The note also suggests agents planned to get Flynn “to admit breaking the Logan Act,” an arcane law that blocks U.S. citizens from speaking to foreign governments. Enacted in 1799, the law has never been used in a criminal prosecution.

Mr. Jordan and Mr. Johnson wrote the new revelations “make it clear that the FBI’s wrongdoing is worse than previously known.”

“Any criminal investigation grounded in Logan Act questions is an obvious political pretext to attack the Trump Administration,” Jordan and Johnson wrote. “FBI attorney Lisa Page admitted to Congress the Justice Department saw the Logan Act as an ‘untested’ and ‘very, very old’ statute.”

A separate legal filing last week disclosed that the FBI sought to close the Flynn case, but anti-Trump FBI official Peter Strzok pushed to keep the case, even though the investigation didn’t uncover any wrongdoing.

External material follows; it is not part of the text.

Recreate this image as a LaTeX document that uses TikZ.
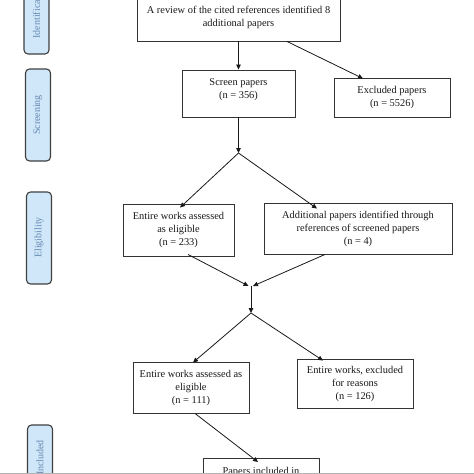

The lawmakers said the FBI also needed to “explain to the committee and the American public” why the FBI did not previously release this information. They also demanded that Mr. Wray discuss whether the FBI’s senior leadership prevented or delayed the disclosure of exculpatory evidence against Flynn.

In 2017, Flynn pleaded guilty to making false statements to Mr. Strzok and another FBI agent about his contacts with the former Russian ambassador.

Flynn has not yet been sentenced and his lawyer has pushed with withdraw his guilty plea, citing “egregious” FBI misconduct.